Le Roy Ladurie – still only in his mid-40s – was now an international star. Basking in the warm glow of well-earned fame, he was free to extend his approach to an ever-greater range of subjects. As well as a series of further micro-histories, focussing on popular culture and belief – Le Carnaval de Romans (1979), Le Sorcière de Jasmin (1980) and the three-volume Le siècle des Platter (1997-2006) – he wrote acclaimed studies of politics under the ancien régime, climate in French history, and socio-economic life, not to mention an important meditation on the historian’s craft (L’Historien, le chiffre et le texte [1997]). Unusually for an Annaliste, he even published a handful of biographies, as well.
In recognition of his scholarship, he was appointed administrator of the Bibliothèque nationale in 1987, and six years later, was elected a member of the Académie des sciences morales et politiques at the Institut de France. He became its president in 2003. Thereafter, few honours were denied him – either at home or abroad.
Yet despite his eminence, Le Roy Ladurie never became stuck in his ways. Though he occasionally courted controversy in the press – most notably with ill-judged comments on civil marriage and homosexuality – he prided himself on keeping up with the times. As early as 1968, he was converted to the potential of computing. In an article provocatively entitled ‘Le Fin des Érudits’, he declared that ‘[t]he historian of tomorrow will be a programmer or nothing at all’ – and recognised that digitisation could reveal patterns in quantitative evidence that would be invisible to the scholar. Nor, indeed, did he ever lose his warmth. His wit was legendary. Like Braudel, he always regarded himself as an author – rather than a historian, per se – and saw it as his duty to enchant and entertain, as much as to inform. Even in his final works, his writing sparkled with charm and humour.

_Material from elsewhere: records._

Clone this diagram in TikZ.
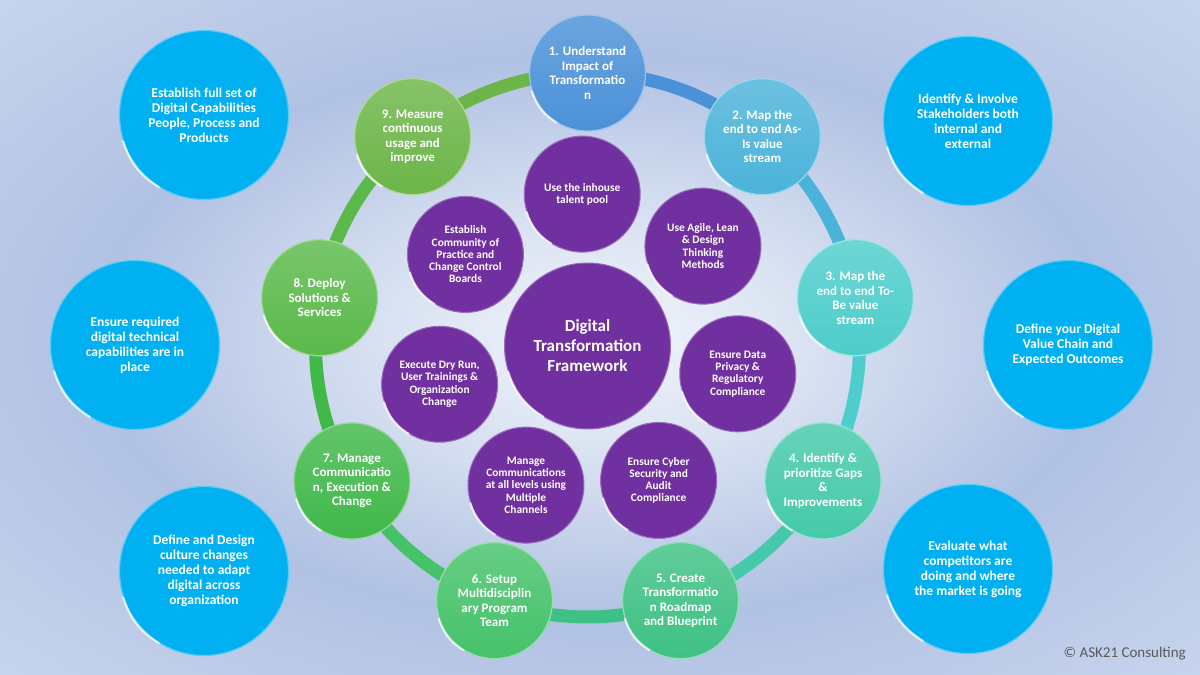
\documentclass[tikz,border=0pt]{standalone}
\usepackage{fontspec}
\setmainfont{Carlito}
\definecolor{bgA}{HTML}{F2F5FB}
\definecolor{bgB}{HTML}{DCE4F3}
\definecolor{bgC}{HTML}{C1CEE9}
\definecolor{bgD}{HTML}{B0C1E3}
\definecolor{bgE}{HTML}{B8C7E6}
\definecolor{bgF}{HTML}{C6D3ED}
\definecolor{cA}{HTML}{4B91D8}
\definecolor{cB}{HTML}{4BB3D9}
\definecolor{cC}{HTML}{4DCDCB}
\definecolor{cD}{HTML}{45C9AA}
\definecolor{cE}{HTML}{3EC184}
\definecolor{cF}{HTML}{45C26A}
\definecolor{cG}{HTML}{40B84A}
\definecolor{cH}{HTML}{5BB94A}
\definecolor{cI}{HTML}{6CB548}
\definecolor{purp}{HTML}{7030A0}
\definecolor{sky}{HTML}{00B0F0}
\definecolor{copy}{HTML}{595959}
\pgfdeclareradialshading{bgshade}{\pgfpoint{0bp}{0bp}}{color(0bp)=(bgA); color(8bp)=(bgB); color(16bp)=(bgC); color(21bp)=(bgD); color(25bp)=(bgE); color(35bp)=(bgF); color(50bp)=(bgF)}
\begin{document}
\begin{tikzpicture}[x=1pt,y=1pt,
  gloss/.style={append after command={(\tikzlastnode.198) edge[draw=white, line width=2pt, opacity=.75, line cap=round, bend right=20] (\tikzlastnode.238)}},
  ringnode/.style={circle, minimum size=116pt, inner sep=0pt, align=center, text=white,
    font=\fontsize{13}{14.5}\selectfont\bfseries, top color=#1!82!white, bottom color=#1,
    draw=#1!55!white, line width=1.2pt, gloss},
  innernode/.style={circle, minimum size=116pt, inner sep=0pt, align=center, text=white,
    font=\fontsize{11.4}{12.3}\selectfont\bfseries, fill=purp, draw=purp!70!white, line width=1pt, gloss},
  centernode/.style={circle, minimum size=166pt, inner sep=0pt, align=center, text=white,
    font=\fontsize{17}{20}\selectfont\bfseries, fill=purp, draw=purp!70!white, line width=1pt, gloss},
  outernode/.style={circle, minimum size=169pt, inner sep=0pt, align=center, text=white,
    font=\fontsize{13.5}{15}\selectfont\bfseries, fill=sky, draw=sky!65!white, line width=1.2pt, gloss},
  ringseg/.style={draw=#1, line width=13pt, bend left=20, looseness=0.88}
]
\useasboundingbox (0,0) rectangle (1200,675);
\shade[shading=bgshade] (0,0) rectangle (1200,675);

% ring positions
\coordinate (c) at (587.5,330);
\coordinate (p1) at ([shift={(587.5,330)}]90:272);
\coordinate (p2) at ([shift={(587.5,330)}]50:272);
\coordinate (p3) at ([shift={(587.5,330)}]10:272);
\coordinate (p4) at ([shift={(587.5,330)}]-30:272);
\coordinate (p5) at ([shift={(587.5,330)}]-70:272);
\coordinate (p6) at ([shift={(587.5,330)}]-110:272);
\coordinate (p7) at ([shift={(587.5,330)}]-150:272);
\coordinate (p8) at ([shift={(587.5,330)}]170:272);
\coordinate (p9) at ([shift={(587.5,330)}]130:272);

% ring segments
\draw[ringseg=cA] (p1) to (p2);
\draw[ringseg=cB] (p2) to (p3);
\draw[ringseg=cC] (p3) to (p4);
\draw[ringseg=cD] (p4) to (p5);
\draw[ringseg=cE] (p5) to (p6);
\draw[ringseg=cF] (p6) to (p7);
\draw[ringseg=cG] (p7) to (p8);
\draw[ringseg=cH] (p8) to (p9);
\draw[ringseg=cI] (p9) to (p1);

% ring nodes
\node[ringnode=cA] (n1) at (p1) {1. Understand\\Impact of\\Transformatio\\n};
\node[ringnode=cB] (n2) at (p2) {2. Map the\\end to end As-\\Is value\\stream};
\node[ringnode=cC] (n3) at (p3) {3. Map the\\end to end To-\\Be value\\stream};
\node[ringnode=cD] (n4) at (p4) {4. Identify \&\\prioritize Gaps\\\&\\Improvements};
\node[ringnode=cE] (n5) at (p5) {5. Create\\Transformatio\\n Roadmap\\and Blueprint};
\node[ringnode=cF] (n6) at (p6) {6. Setup\\Multidisciplin\\ary Program\\Team};
\node[ringnode=cG] (n7) at (p7) {7. Manage\\Communicatio\\n, Execution \&\\Change};
\node[ringnode=cH] (n8) at (p8) {8. Deploy\\Solutions \&\\Services};
\node[ringnode=cI] (n9) at (p9) {9. Measure\\continuous\\usage and\\improve};

% center
\node[centernode] (core) at (587.5,329) {Digital\\Transformation\\Framework};

% inner nodes
\node[innernode] (i1) at ([shift={(587.5,330)}]92:151) {Use the inhouse\\talent pool};
\node[innernode] (i2) at ([shift={(587.5,330)}]40.57:152) {Use Agile, Lean\\\& Design\\Thinking\\Methods};
\node[innernode] (i3) at ([shift={(587.5,330)}]-10.86:153) {Ensure Data\\Privacy \&\\Regulatory\\Compliance};
\node[innernode] (i4) at ([shift={(587.5,330)}]-62.29:153) {Ensure Cyber\\Security and\\Audit\\Compliance};
\node[innernode] (i5) at ([shift={(587.5,330)}]-113.71:153) {Manage\\Communications\\at all levels using\\Multiple\\Channels};
\node[innernode] (i6) at ([shift={(587.5,330)}]-165.14:153) {Execute Dry Run,\\User Trainings \&\\Organization\\Change};
\node[innernode] (i7) at ([shift={(587.5,330)}]143.43:152) {Establish\\Community of\\Practice and\\Change Control\\Boards};

% outer nodes
\node[outernode] (o1) at (204,560) {Establish full set of\\Digital Capabilities\\People, Process and\\Products};
\node[outernode] (o2) at (135,330) {Ensure required\\digital technical\\capabilities are in\\place};
\node[outernode] (o3) at (204,104) {Define and Design\\culture changes\\needed to adapt\\digital across\\organization};
\node[outernode] (o4) at (968,554) {Identify \& Involve\\Stakeholders both\\internal and\\external};
\node[outernode] (o5) at (1068,330) {Define your Digital\\Value Chain and\\Expected Outcomes};
\node[outernode] (o6) at (968,106) {Evaluate what\\competitors are\\doing and where\\the market is going};

% copyright
\node[anchor=base east, inner sep=0pt, text=copy, font=\fontsize{15}{18}\selectfont] (cr) at (1186,17) {© ASK21 Consulting};
\end{tikzpicture}
\end{document}
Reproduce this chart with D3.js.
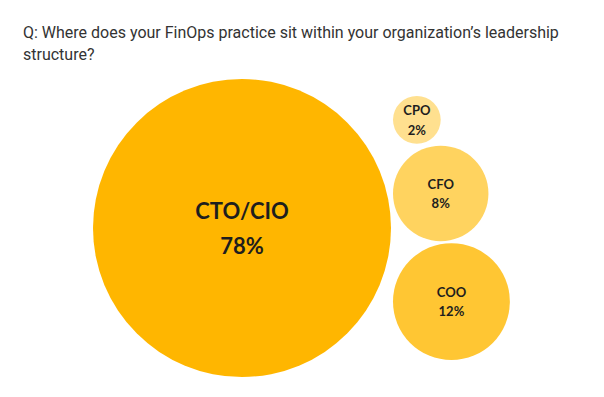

His legacy is formidable. Montaillou still regularly appears on undergraduate reading lists; and Le Roy Ladurie’s works on climate are rightly recognised as foundational texts in what is still a burgeoning field. His role in ‘bringing the event back’ into the Annales school is undoubtedly responsible for rescuing much of French historiography from the dangers of abstraction – and, in this respect, thanks will still be owed for generations to come. Yet it is hard to avoid the feeling that his death marks a deeper loss. His sweeping ambition, his drive to capture the totality of human experience seem to have died with him. Though each year brings a new crop of enormous books devoted to exploring some vast topic, these works rarely show much appetite for the true complexity of human existence – for the lives of ordinary individuals adrift on the seas of time, for the ebb and flow of the natural world, the shifting sands of custom and habit, the sudden shock of unexpected events. The low door to a hidden humanity which he opened seems, imperceptibly, to have closed. Perhaps the best monument would be to prise it open once again.